Kapasitas terpasang industri rafinasi selama 2011 mencapai 20,6 juta ton. Di tahun ini, kapasitas terpasang diproyeksikan mencapai 25 juta ton dan berpotensi menjadi 30 juta ton pada akhir tahun depan. "Proyeksi itu dapat dicapai asalkan pemerintah tak mengubah skema BK CPO sekarang ini," ungkap Sahat.

Kebalikan dengan industri hilir, kebijakan BK CPO justru mengancam pasar CPO Indonesia di luar negeri.

Apalagi Malaysia siap memangkas pajak ekspor CPO negara itu pada awal tahun depan.

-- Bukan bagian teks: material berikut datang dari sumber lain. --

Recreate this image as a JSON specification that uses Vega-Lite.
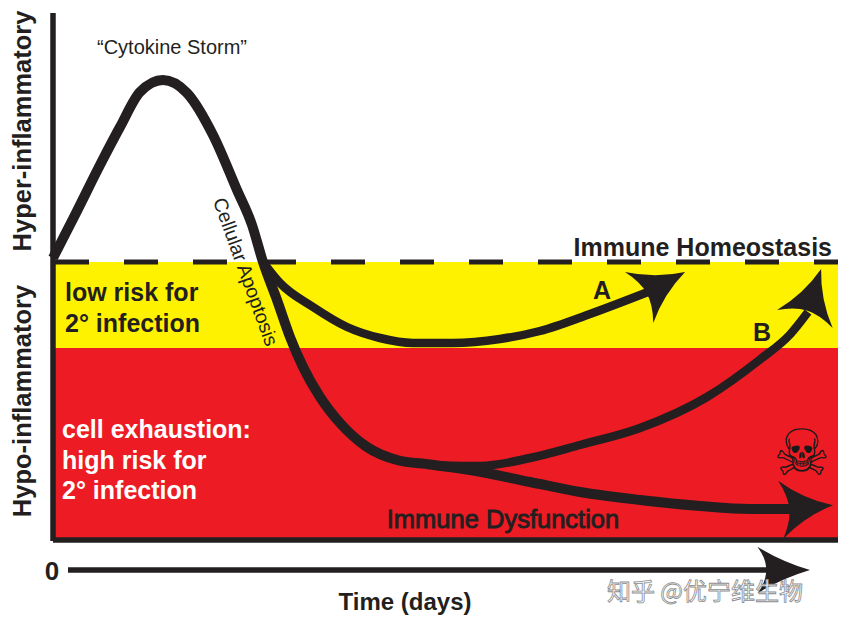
{
  "$schema": "https://vega.github.io/schema/vega-lite/v6.json",
  "width": 863,
  "height": 628,
  "padding": 0,
  "autosize": {"type": "none"},
  "background": "#ffffff",
  "config": {
    "view": {"stroke": null},
    "text": {"font": "Liberation Sans", "color": "#231f20"}
  },
  "datasets": {
    "zones": [
      {"zone": "low risk", "day": 0.375, "day_end": 98.25, "level": 0, "level_end": -34.4},
      {"zone": "high risk", "day": 0.375, "day_end": 98.25, "level": -34.4, "level_end": -111.2}
    ],
    "guides": [
      {"kind": "inflammation axis", "day": 0.125, "day_end": 0.125, "level": 99.6, "level_end": -111.6},
      {"kind": "baseline", "day": 0.125, "day_end": 98.25, "level": -111.2, "level_end": -111.2},
      {"kind": "time axis", "day": 2, "day_end": 89.375, "level": -123.2, "level_end": -123.2},
      {"kind": "homeostasis", "day": 0.375, "day_end": 98.25, "level": 0, "level_end": 0}
    ],
    "curves": [
      {"path": "storm", "seq": 1, "day": 0.125, "level": 1.6},
      {"path": "storm", "seq": 2, "day": 2.875, "level": 18.8},
      {"path": "storm", "seq": 3, "day": 6, "level": 38.8},
      {"path": "storm", "seq": 4, "day": 8.5, "level": 54},
      {"path": "storm", "seq": 5, "day": 11, "level": 68},
      {"path": "storm", "seq": 6, "day": 13.875, "level": 72.8},
      {"path": "storm", "seq": 7, "day": 16.875, "level": 67.6},
      {"path": "storm", "seq": 8, "day": 20.125, "level": 50.8},
      {"path": "storm", "seq": 9, "day": 23.125, "level": 28.8},
      {"path": "storm", "seq": 10, "day": 25, "level": 14.8},
      {"path": "storm", "seq": 11, "day": 26.375, "level": 0},
      {"path": "storm", "seq": 12, "day": 28.125, "level": -15.2},
      {"path": "storm", "seq": 13, "day": 29.75, "level": -30},
      {"path": "storm", "seq": 14, "day": 31.375, "level": -42},
      {"path": "storm", "seq": 15, "day": 33.5, "level": -54},
      {"path": "storm", "seq": 16, "day": 36, "level": -64.4},
      {"path": "storm", "seq": 17, "day": 39.375, "level": -74},
      {"path": "storm", "seq": 18, "day": 43.125, "level": -79.2},
      {"path": "storm", "seq": 19, "day": 47.25, "level": -81},
      {"path": "storm", "seq": 20, "day": 52.25, "level": -83.2},
      {"path": "storm", "seq": 21, "day": 59.75, "level": -88},
      {"path": "storm", "seq": 22, "day": 66, "level": -92},
      {"path": "storm", "seq": 23, "day": 73.5, "level": -95.2},
      {"path": "storm", "seq": 24, "day": 81, "level": -97.6},
      {"path": "storm", "seq": 25, "day": 87.25, "level": -98.8},
      {"path": "storm", "seq": 26, "day": 92.25, "level": -98.8},
      {"path": "A", "seq": 1, "day": 26.375, "level": 0},
      {"path": "A", "seq": 2, "day": 28.5, "level": -8.4},
      {"path": "A", "seq": 3, "day": 32.625, "level": -18},
      {"path": "A", "seq": 4, "day": 36.875, "level": -26},
      {"path": "A", "seq": 5, "day": 41, "level": -30.4},
      {"path": "A", "seq": 6, "day": 45.125, "level": -32.4},
      {"path": "A", "seq": 7, "day": 50.125, "level": -32.4},
      {"path": "A", "seq": 8, "day": 56, "level": -30.8},
      {"path": "A", "seq": 9, "day": 61, "level": -27.6},
      {"path": "A", "seq": 10, "day": 67.25, "level": -20.8},
      {"path": "A", "seq": 11, "day": 74.5, "level": -12},
      {"path": "B", "seq": 1, "day": 48.5, "level": -81.4},
      {"path": "B", "seq": 2, "day": 53.5, "level": -81.6},
      {"path": "B", "seq": 3, "day": 59.75, "level": -78.4},
      {"path": "B", "seq": 4, "day": 66, "level": -73.2},
      {"path": "B", "seq": 5, "day": 73.5, "level": -66.4},
      {"path": "B", "seq": 6, "day": 81.875, "level": -54},
      {"path": "B", "seq": 7, "day": 88.5, "level": -39},
      {"path": "B", "seq": 8, "day": 92.25, "level": -29},
      {"path": "B", "seq": 9, "day": 94.5, "level": -20}
    ],
    "heads": [
      {"name": "A", "day": 75.94, "level": -9.7},
      {"name": "B", "day": 95.01, "level": -13.92},
      {"name": "dysfunction", "day": 93.99, "level": -98.28},
      {"name": "time", "day": 91.1, "level": -123.2}
    ],
    "labels": [
      {"group": "storm", "label": "“Cytokine Storm”", "day": 15, "level": 85.6},
      {"group": "axis", "label": "Hyper-inflammatory", "day": -3.625, "level": 52.4},
      {"group": "axis", "label": "Hypo-inflammatory", "day": -3.625, "level": -55.6},
      {"group": "low", "label": "low risk for", "day": 1.625, "level": -12.2},
      {"group": "low", "label": "2° infection", "day": 1.625, "level": -24.6},
      {"group": "high", "label": "cell exhaustion:", "day": 1.25, "level": -67},
      {"group": "high", "label": "high risk for", "day": 1.25, "level": -79.4},
      {"group": "high", "label": "2° infection", "day": 1.25, "level": -91.4},
      {"group": "homeostasis", "label": "Immune Homeostasis", "day": 97.5, "level": 5.8},
      {"group": "path", "label": "A", "day": 68.75, "level": -11.4},
      {"group": "path", "label": "B", "day": 88.75, "level": -28.2},
      {"group": "dysfunction", "label": "Immune Dysfunction", "day": 56.375, "level": -103.36},
      {"group": "origin", "label": "0", "day": 0, "level": -124},
      {"group": "time", "label": "Time (days)", "day": 44.125, "level": -136.4},
      {"group": "apoptosis", "label": "Cellular Apoptosis", "day": 24.125, "level": -4},
      {"group": "death", "label": "☠", "day": 93.75, "level": -77.6},
      {"group": "credit", "label": "知乎 @优宁维生物", "day": 81.625, "level": -132.4}
    ]
  },
  "encoding": {
    "x": {"field": "day", "type": "quantitative", "scale": {"domain": [-6.5, 101.375], "nice": false, "zero": false}, "axis": null},
    "y": {"field": "level", "type": "quantitative", "scale": {"domain": [-146.4, 104.8], "nice": false, "zero": false}, "axis": null}
  },
  "layer": [
    {
      "data": {"name": "zones"},
      "mark": {"type": "rect"},
      "encoding": {
        "x2": {"field": "day_end"},
        "y2": {"field": "level_end"},
        "color": {"field": "zone", "type": "nominal", "scale": {"domain": ["low risk", "high risk"], "range": ["#fff200", "#ed1c24"]}, "legend": null}
      }
    },
    {
      "data": {"name": "guides"},
      "transform": [{"filter": "datum.kind != 'homeostasis'"}],
      "mark": {"type": "rule", "color": "#231f20", "strokeWidth": 5.5},
      "encoding": {"x2": {"field": "day_end"}, "y2": {"field": "level_end"}}
    },
    {
      "data": {"name": "guides"},
      "transform": [{"filter": "datum.kind == 'homeostasis'"}],
      "mark": {"type": "rule", "color": "#231f20", "strokeWidth": 5, "strokeDash": [34, 35]},
      "encoding": {"x2": {"field": "day_end"}, "y2": {"field": "level_end"}}
    },
    {
      "data": {"name": "curves"},
      "transform": [{"filter": "datum.path == 'storm'"}],
      "mark": {"type": "line", "interpolate": "monotone", "color": "#231f20", "strokeWidth": 10},
      "encoding": {"order": {"field": "seq", "type": "quantitative"}}
    },
    {
      "data": {"name": "curves"},
      "transform": [{"filter": "datum.path != 'storm'"}],
      "mark": {"type": "line", "interpolate": "monotone", "color": "#231f20", "strokeWidth": 8.5},
      "encoding": {"detail": {"field": "path"}, "order": {"field": "seq", "type": "quantitative"}}
    },
    {
      "data": {"name": "heads"},
      "transform": [{"filter": "datum.name == 'A'"}],
      "mark": {"type": "point", "shape": "M0,-1 Q0.3,0 1,0.8 Q0.45,0.5 0,0.5 Q-0.45,0.5 -1,0.8 Q-0.3,0 0,-1 Z", "size": 3411, "filled": true, "opacity": 1, "color": "#231f20", "angle": 61}
    },
    {
      "data": {"name": "heads"},
      "transform": [{"filter": "datum.name == 'B'"}],
      "mark": {"type": "point", "shape": "M0,-1 Q0.3,0 1,0.8 Q0.45,0.5 0,0.5 Q-0.45,0.5 -1,0.8 Q-0.3,0 0,-1 Z", "size": 3411, "filled": true, "opacity": 1, "color": "#231f20", "angle": 18}
    },
    {
      "data": {"name": "heads"},
      "transform": [{"filter": "datum.name == 'dysfunction'"}],
      "mark": {"type": "point", "shape": "M0,-1 Q0.3,0 1,0.8 Q0.45,0.5 0,0.5 Q-0.45,0.5 -1,0.8 Q-0.3,0 0,-1 Z", "size": 3411, "filled": true, "opacity": 1, "color": "#231f20", "angle": 85}
    },
    {
      "data": {"name": "heads"},
      "transform": [{"filter": "datum.name == 'time'"}],
      "mark": {"type": "point", "shape": "M0,-1 Q0.3,0 0.8,0.8 Q0.4,0.5 0,0.5 Q-0.4,0.5 -0.8,0.8 Q-0.3,0 0,-1 Z", "size": 3411, "filled": true, "opacity": 1, "color": "#231f20", "angle": 90}
    },
    {
      "data": {"name": "labels"},
      "transform": [{"filter": "datum.group == 'axis'"}],
      "mark": {"type": "text", "fontSize": 25.5, "fontWeight": "bold", "angle": 270, "baseline": "middle"},
      "encoding": {"text": {"field": "label"}}
    },
    {
      "data": {"name": "labels"},
      "transform": [{"filter": "datum.group == 'low'"}],
      "mark": {"type": "text", "fontSize": 25, "fontWeight": "bold", "align": "left", "baseline": "middle"},
      "encoding": {"text": {"field": "label"}}
    },
    {
      "data": {"name": "labels"},
      "transform": [{"filter": "datum.group == 'high'"}],
      "mark": {"type": "text", "fontSize": 25, "fontWeight": "bold", "align": "left", "baseline": "middle", "color": "#ffffff"},
      "encoding": {"text": {"field": "label"}}
    },
    {
      "data": {"name": "labels"},
      "transform": [{"filter": "datum.group == 'homeostasis'"}],
      "mark": {"type": "text", "fontSize": 25, "fontWeight": "bold", "align": "right", "baseline": "middle"},
      "encoding": {"text": {"field": "label"}}
    },
    {
      "data": {"name": "labels"},
      "transform": [{"filter": "datum.group == 'path'"}],
      "mark": {"type": "text", "fontSize": 25, "fontWeight": "bold", "baseline": "middle"},
      "encoding": {"text": {"field": "label"}}
    },
    {
      "data": {"name": "labels"},
      "transform": [{"filter": "datum.group == 'dysfunction'"}],
      "mark": {"type": "text", "fontSize": 25.5, "baseline": "middle", "stroke": "#231f20", "strokeWidth": 0.9},
      "encoding": {"text": {"field": "label"}}
    },
    {
      "data": {"name": "labels"},
      "transform": [{"filter": "datum.group == 'origin'"}],
      "mark": {"type": "text", "fontSize": 26, "fontWeight": "bold", "baseline": "middle"},
      "encoding": {"text": {"field": "label"}}
    },
    {
      "data": {"name": "labels"},
      "transform": [{"filter": "datum.group == 'time'"}],
      "mark": {"type": "text", "fontSize": 24, "fontWeight": "bold", "baseline": "middle"},
      "encoding": {"text": {"field": "label"}}
    },
    {
      "data": {"name": "labels"},
      "transform": [{"filter": "datum.group == 'storm'"}],
      "mark": {"type": "text", "fontSize": 20, "baseline": "middle"},
      "encoding": {"text": {"field": "label"}}
    },
    {
      "data": {"name": "labels"},
      "transform": [{"filter": "datum.group == 'apoptosis'"}],
      "mark": {"type": "text", "fontSize": 19.5, "angle": 70, "baseline": "middle"},
      "encoding": {"text": {"field": "label"}}
    },
    {
      "data": {"name": "labels"},
      "transform": [{"filter": "datum.group == 'death'"}],
      "mark": {"type": "text", "font": "DejaVu Sans", "fontSize": 64, "baseline": "middle", "color": "#1a1a1a"},
      "encoding": {"text": {"field": "label"}}
    },
    {
      "data": {"name": "labels"},
      "transform": [{"filter": "datum.group == 'credit'"}],
      "mark": {"type": "text", "font": "Noto Sans CJK SC", "fontSize": 24, "baseline": "middle", "color": "#ffffff", "stroke": "#8c8c8c", "strokeWidth": 0.8},
      "encoding": {"text": {"field": "label"}}
    }
  ]
}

Kebijakan Malaysia itu tentu mengakibatkan produk CPO asal Indonesia tidak kompetitif. Joko Supriyono, Sekjen Gabungan Pengusaha Kelapa Sawit Indonesia (Gapki) khawatir, ekspor CPO Indonesia ke India dan ke China menyusut lantaran digerus CPO asal Malaysia. Itulah sebabnya, Gapki mendesak pemerintah mengikuti langkah Malaysia dengan memangkas BK CPO.

Asal tahu saja, pemerintah Malaysia bakal memangkas pajak ekspor CPO mulai 1 Januari 2013 dengan menerapkan pajak ekspor progresif sebesar 4,5% saat harga CPO mencapai RM 2.250-RM 2.400 per ton. Pajak ekspor maksimal sebesar 8,8% saat harga CPO RM 3.450 hingga RM 3.600 per ton.

Nah, pengusaha menilai, BK CPO Indonesia terlalu tinggi. Indonesia menerapkan pajak progresif atas ekspor CPO sebesar 0% apabila harga di bawah US$ 750 per ton atau RM 2.282,25 (1 US$ = RM 3,0430). Kemudian 7,5% untuk harga CPO di kisaran US$ 750 - US$ 800 per ton, hingga pajak ekspor 22,5% jika harga di atas US$ 1.250 per ton.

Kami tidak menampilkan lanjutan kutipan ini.